▸ **Data extract**:
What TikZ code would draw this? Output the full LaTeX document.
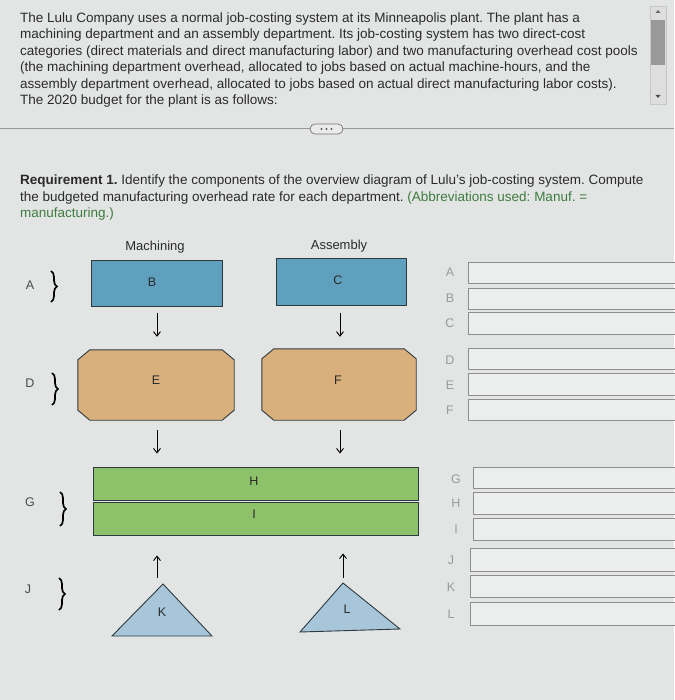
\documentclass[tikz,border=0pt]{standalone}
\usepackage{fontspec}
\setmainfont{Liberation Sans}
\usetikzlibrary{decorations.pathreplacing,arrows.meta}
\frenchspacing
\definecolor{bg}{HTML}{E3E5E5}
\definecolor{txt}{HTML}{2A2A2A}
\definecolor{grn}{HTML}{3E7B3E}
\definecolor{bluebox}{HTML}{5FA0BE}
\definecolor{tanbox}{HTML}{D9B07C}
\definecolor{greenbox}{HTML}{8DC26B}
\definecolor{tribox}{HTML}{A7C6DA}
\definecolor{edge}{HTML}{2E3A40}
\definecolor{lettergray}{HTML}{9A9A9A}
\definecolor{ansfill}{HTML}{ECEDED}
\definecolor{ansedge}{HTML}{8E8E8E}
\begin{document}
\begin{tikzpicture}[x=1pt,y=-1pt,
  body/.style={anchor=base west, inner sep=0pt, text=txt, font=\fontsize{13.5}{15}\selectfont},
  head/.style={inner sep=0pt, text=txt, font=\fontsize{13}{15}\selectfont},
  boxlbl/.style={inner sep=0pt, text=txt, font=\fontsize{12.5}{14}\selectfont},
  blk/.style={draw=edge, line width=0.9pt, inner sep=0pt, text=txt},
  bluerect/.style={blk, fill=bluebox},
  greenrect/.style={blk, fill=greenbox},
  ghost/.style={inner sep=0pt, draw=none},
  arr/.style={line width=0.9pt, -{Straight Barb[length=4.5pt,width=7pt]}},
  brc/.style={line width=1.7pt, decorate, decoration={brace, amplitude=6pt}},
  sidelbl/.style={inner sep=0pt, text=txt!85, font=\fontsize{12.5}{14}\selectfont},
  ansletter/.style={inner sep=0pt, text=lettergray, font=\fontsize{12.5}{14}\selectfont},
  ansbox/.style={draw=ansedge, fill=ansfill, line width=0.8pt}
]
\useasboundingbox (0,0) rectangle (674,700);
\fill[bg] (0,0) rectangle (674,700);

% top paragraph
\node[body] (t1) at (20,22.5) {The Lulu Company uses a normal job-costing system at its Minneapolis plant. The plant has a};
\node[body] (t2) at (20,39) {machining department and an assembly department. Its job-costing system has two direct-cost};
\node[body] (t3) at (20,55.5) {categories (direct materials and direct manufacturing labor) and two manufacturing overhead cost pools};
\node[body] (t4) at (20,72) {(the machining department overhead, allocated to jobs based on actual machine-hours, and the};
\node[body] (t5) at (20,88.5) {assembly department overhead, allocated to jobs based on actual direct manufacturing labor costs).};
\node[body] (t6) at (20,105) {The 2020 budget for the plant is as follows:};

% scrollbar
\filldraw[fill=black!13, draw=black!22, line width=0.5pt] (650,6) rectangle (666,104);
\fill[black!40] (651,20) rectangle (665,65);
\fill[black!60] (655.5,13) -- (660.5,13) -- (658,10) -- cycle;
\fill[black!70] (655.5,95) -- (660.5,95) -- (658,98) -- cycle;

% separator
\draw[black!40, line width=0.8pt] (0,128) -- (674,128);
\node[draw=black!55, fill=black!8, rounded corners=5pt, minimum width=33pt, minimum height=10pt, inner sep=0pt, line width=0.7pt] (pill) at (326.5,129) {};
\foreach \dx in {-5,0,5} \fill[black!65] ([xshift=\dx pt]pill.center) circle (1.2pt);

% requirement
\node[body] (r1) at (20,185) {\textbf{Requirement 1.} Identify the components of the overview diagram of Lulu's job-costing system. Compute};
\node[body] (r2) at (20,201.5) {the budgeted manufacturing overhead rate for each department. \textcolor{grn}{(Abbreviations used: Manuf. =}};
\node[body, text=grn] (r3) at (20,218) {manufacturing.)};

% column headers
\node[head] (hm) at (155,247) {Machining};
\node[head] (ha) at (339,246) {Assembly};

% row 1 boxes
\node[bluerect, minimum width=131pt, minimum height=46pt] (B) at (156.5,283) {};
\node[boxlbl] at (152,282) {B};
\node[bluerect, minimum width=130pt, minimum height=47pt] (C) at (341,281.5) {};
\node[boxlbl] at (338,280) {C};

% row 2 octagons
\node[ghost, minimum width=156pt, minimum height=70pt] (E) at (156,385) {};
\node[ghost, minimum width=154pt, minimum height=71pt] (F) at (339,384.5) {};
\foreach \n in {E,F}{
  \filldraw[fill=tanbox, draw=edge, line width=0.9pt]
    ([xshift=12pt]\n.north west) -- ([xshift=-12pt]\n.north east) -- ([yshift=-10pt]\n.north east)
    -- ([yshift=10pt]\n.south east) -- ([xshift=-12pt]\n.south east) -- ([xshift=12pt]\n.south west)
    -- ([yshift=10pt]\n.south west) -- ([yshift=-10pt]\n.north west) -- cycle;
}
\node[boxlbl] at (156,380) {E};
\node[boxlbl] at (338,380) {F};

% row 3 green bars
\node[greenrect, minimum width=325pt, minimum height=33pt] (H) at (255.5,483.5) {};
\node[greenrect, minimum width=325pt, minimum height=33pt] (I) at (255.5,518.5) {};
\node[boxlbl] at (254,481) {H};
\node[boxlbl] at (254,514) {I};

% triangles
\coordinate (Kapex) at (163,584);
\coordinate (Lapex) at (343,583);
\filldraw[fill=tribox, draw=edge, line width=0.9pt] (Kapex) -- (212,636) -- (112,636) -- cycle;
\filldraw[fill=tribox, draw=edge, line width=0.9pt] (Lapex) -- (400,629) -- (300,632) -- cycle;
\node[boxlbl] (K) at (162,612) {K};
\node[boxlbl] (L) at (347,609) {L};

% arrows
\draw[arr, shorten <=7pt, shorten >=13pt] (B.south -| 157,0) -- (E.north -| 157,0);
\draw[arr, shorten <=8pt, shorten >=12pt] (C.south -| 340,0) -- (F.north -| 340,0);
\draw[arr, shorten <=10pt, shorten >=13pt] (E.south -| 157,0) -- (H.north -| 157,0);
\draw[arr, shorten <=10pt, shorten >=13pt] (F.south -| 340,0) -- (H.north -| 340,0);
\draw[arr, shorten <=6pt, shorten >=20pt] (Kapex -| 157,0) -- (I.south -| 157,0);
\draw[arr, shorten <=5pt, shorten >=18pt] (Lapex) -- (Lapex |- I.south);

% side labels and braces
\node[sidelbl] (lA) at (30,285) {A};
\node[sidelbl] (lD) at (30,383) {D};
\node[sidelbl] (lG) at (30,502) {G};
\node[sidelbl] (lJ) at (28,589) {J};
\coordinate (bA1) at (51,271); \coordinate (bA2) at (51,302);
\coordinate (bD1) at (52,373); \coordinate (bD2) at (52,405);
\coordinate (bG1) at (60,492); \coordinate (bG2) at (60,526);
\coordinate (bJ1) at (59,578); \coordinate (bJ2) at (59,610);
\draw[brc] (bA1) -- (bA2);
\draw[brc] (bD1) -- (bD2);
\draw[brc] (bG1) -- (bG2);
\draw[brc] (bJ1) -- (bJ2);

% answer column
\foreach \L/\x/\y/\bx/\ya/\yb in {A/450/272/468/262/283, B/450/298/468/288/309, C/450/323/468/312/334,
   D/450/360/468/348/369, E/450/385/468/373/395, F/450/410/468/399/420,
   G/456/479/473/467/488, H/456/503/473/492/514, I/456/529/473/518/540,
   J/451/560/470/548/571, K/451/587/470/575/597, L/451/614/470/602/625}{
  \node[ansletter] (q\L) at (\x,\y) {\L};
  \draw[ansbox] (\bx,\ya) rectangle (680,\yb);
}
\end{tikzpicture}
\end{document}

▸ **Stated goal**: Except for the pictures, copy the material above exactly.

▸ **The output**:
What TikZ code would draw this? Output the full LaTeX document.
\documentclass[tikz,border=0pt]{standalone}
\usepackage{fontspec}
\setmainfont{Liberation Sans}
\usetikzlibrary{decorations.pathreplacing,arrows.meta}
\frenchspacing
\definecolor{bg}{HTML}{E3E5E5}
\definecolor{txt}{HTML}{2A2A2A}
\definecolor{grn}{HTML}{3E7B3E}
\definecolor{bluebox}{HTML}{5FA0BE}
\definecolor{tanbox}{HTML}{D9B07C}
\definecolor{greenbox}{HTML}{8DC26B}
\definecolor{tribox}{HTML}{A7C6DA}
\definecolor{edge}{HTML}{2E3A40}
\definecolor{lettergray}{HTML}{9A9A9A}
\definecolor{ansfill}{HTML}{ECEDED}
\definecolor{ansedge}{HTML}{8E8E8E}
\begin{document}
\begin{tikzpicture}[x=1pt,y=-1pt,
  body/.style={anchor=base west, inner sep=0pt, text=txt, font=\fontsize{13.5}{15}\selectfont},
  head/.style={inner sep=0pt, text=txt, font=\fontsize{13}{15}\selectfont},
  boxlbl/.style={inner sep=0pt, text=txt, font=\fontsize{12.5}{14}\selectfont},
  blk/.style={draw=edge, line width=0.9pt, inner sep=0pt, text=txt},
  bluerect/.style={blk, fill=bluebox},
  greenrect/.style={blk, fill=greenbox},
  ghost/.style={inner sep=0pt, draw=none},
  arr/.style={line width=0.9pt, -{Straight Barb[length=4.5pt,width=7pt]}},
  brc/.style={line width=1.7pt, decorate, decoration={brace, amplitude=6pt}},
  sidelbl/.style={inner sep=0pt, text=txt!85, font=\fontsize{12.5}{14}\selectfont},
  ansletter/.style={inner sep=0pt, text=lettergray, font=\fontsize{12.5}{14}\selectfont},
  ansbox/.style={draw=ansedge, fill=ansfill, line width=0.8pt}
]
\useasboundingbox (0,0) rectangle (674,700);
\fill[bg] (0,0) rectangle (674,700);

% top paragraph
\node[body] (t1) at (20,22.5) {The Lulu Company uses a normal job-costing system at its Minneapolis plant. The plant has a};
\node[body] (t2) at (20,39) {machining department and an assembly department. Its job-costing system has two direct-cost};
\node[body] (t3) at (20,55.5) {categories (direct materials and direct manufacturing labor) and two manufacturing overhead cost pools};
\node[body] (t4) at (20,72) {(the machining department overhead, allocated to jobs based on actual machine-hours, and the};
\node[body] (t5) at (20,88.5) {assembly department overhead, allocated to jobs based on actual direct manufacturing labor costs).};
\node[body] (t6) at (20,105) {The 2020 budget for the plant is as follows:};

% scrollbar
\filldraw[fill=black!13, draw=black!22, line width=0.5pt] (650,6) rectangle (666,104);
\fill[black!40] (651,20) rectangle (665,65);
\fill[black!60] (655.5,13) -- (660.5,13) -- (658,10) -- cycle;
\fill[black!70] (655.5,95) -- (660.5,95) -- (658,98) -- cycle;

% separator
\draw[black!40, line width=0.8pt] (0,128) -- (674,128);
\node[draw=black!55, fill=black!8, rounded corners=5pt, minimum width=33pt, minimum height=10pt, inner sep=0pt, line width=0.7pt] (pill) at (326.5,129) {};
\foreach \dx in {-5,0,5} \fill[black!65] ([xshift=\dx pt]pill.center) circle (1.2pt);

% requirement
\node[body] (r1) at (20,185) {\textbf{Requirement 1.} Identify the components of the overview diagram of Lulu's job-costing system. Compute};
\node[body] (r2) at (20,201.5) {the budgeted manufacturing overhead rate for each department. \textcolor{grn}{(Abbreviations used: Manuf. =}};
\node[body, text=grn] (r3) at (20,218) {manufacturing.)};

% column headers
\node[head] (hm) at (155,247) {Machining};
\node[head] (ha) at (339,246) {Assembly};

% row 1 boxes
\node[bluerect, minimum width=131pt, minimum height=46pt] (B) at (156.5,283) {};
\node[boxlbl] at (152,282) {B};
\node[bluerect, minimum width=130pt, minimum height=47pt] (C) at (341,281.5) {};
\node[boxlbl] at (338,280) {C};

% row 2 octagons
\node[ghost, minimum width=156pt, minimum height=70pt] (E) at (156,385) {};
\node[ghost, minimum width=154pt, minimum height=71pt] (F) at (339,384.5) {};
\foreach \n in {E,F}{
  \filldraw[fill=tanbox, draw=edge, line width=0.9pt]
    ([xshift=12pt]\n.north west) -- ([xshift=-12pt]\n.north east) -- ([yshift=-10pt]\n.north east)
    -- ([yshift=10pt]\n.south east) -- ([xshift=-12pt]\n.south east) -- ([xshift=12pt]\n.south west)
    -- ([yshift=10pt]\n.south west) -- ([yshift=-10pt]\n.north west) -- cycle;
}
\node[boxlbl] at (156,380) {E};
\node[boxlbl] at (338,380) {F};

% row 3 green bars
\node[greenrect, minimum width=325pt, minimum height=33pt] (H) at (255.5,483.5) {};
\node[greenrect, minimum width=325pt, minimum height=33pt] (I) at (255.5,518.5) {};
\node[boxlbl] at (254,481) {H};
\node[boxlbl] at (254,514) {I};

% triangles
\coordinate (Kapex) at (163,584);
\coordinate (Lapex) at (343,583);
\filldraw[fill=tribox, draw=edge, line width=0.9pt] (Kapex) -- (212,636) -- (112,636) -- cycle;
\filldraw[fill=tribox, draw=edge, line width=0.9pt] (Lapex) -- (400,629) -- (300,632) -- cycle;
\node[boxlbl] (K) at (162,612) {K};
\node[boxlbl] (L) at (347,609) {L};

% arrows
\draw[arr, shorten <=7pt, shorten >=13pt] (B.south -| 157,0) -- (E.north -| 157,0);
\draw[arr, shorten <=8pt, shorten >=12pt] (C.south -| 340,0) -- (F.north -| 340,0);
\draw[arr, shorten <=10pt, shorten >=13pt] (E.south -| 157,0) -- (H.north -| 157,0);
\draw[arr, shorten <=10pt, shorten >=13pt] (F.south -| 340,0) -- (H.north -| 340,0);
\draw[arr, shorten <=6pt, shorten >=20pt] (Kapex -| 157,0) -- (I.south -| 157,0);
\draw[arr, shorten <=5pt, shorten >=18pt] (Lapex) -- (Lapex |- I.south);

% side labels and braces
\node[sidelbl] (lA) at (30,285) {A};
\node[sidelbl] (lD) at (30,383) {D};
\node[sidelbl] (lG) at (30,502) {G};
\node[sidelbl] (lJ) at (28,589) {J};
\coordinate (bA1) at (51,271); \coordinate (bA2) at (51,302);
\coordinate (bD1) at (52,373); \coordinate (bD2) at (52,405);
\coordinate (bG1) at (60,492); \coordinate (bG2) at (60,526);
\coordinate (bJ1) at (59,578); \coordinate (bJ2) at (59,610);
\draw[brc] (bA1) -- (bA2);
\draw[brc] (bD1) -- (bD2);
\draw[brc] (bG1) -- (bG2);
\draw[brc] (bJ1) -- (bJ2);

% answer column
\foreach \L/\x/\y/\bx/\ya/\yb in {A/450/272/468/262/283, B/450/298/468/288/309, C/450/323/468/312/334,
   D/450/360/468/348/369, E/450/385/468/373/395, F/450/410/468/399/420,
   G/456/479/473/467/488, H/456/503/473/492/514, I/456/529/473/518/540,
   J/451/560/470/548/571, K/451/587/470/575/597, L/451/614/470/602/625}{
  \node[ansletter] (q\L) at (\x,\y) {\L};
  \draw[ansbox] (\bx,\ya) rectangle (680,\yb);
}
\end{tikzpicture}
\end{document}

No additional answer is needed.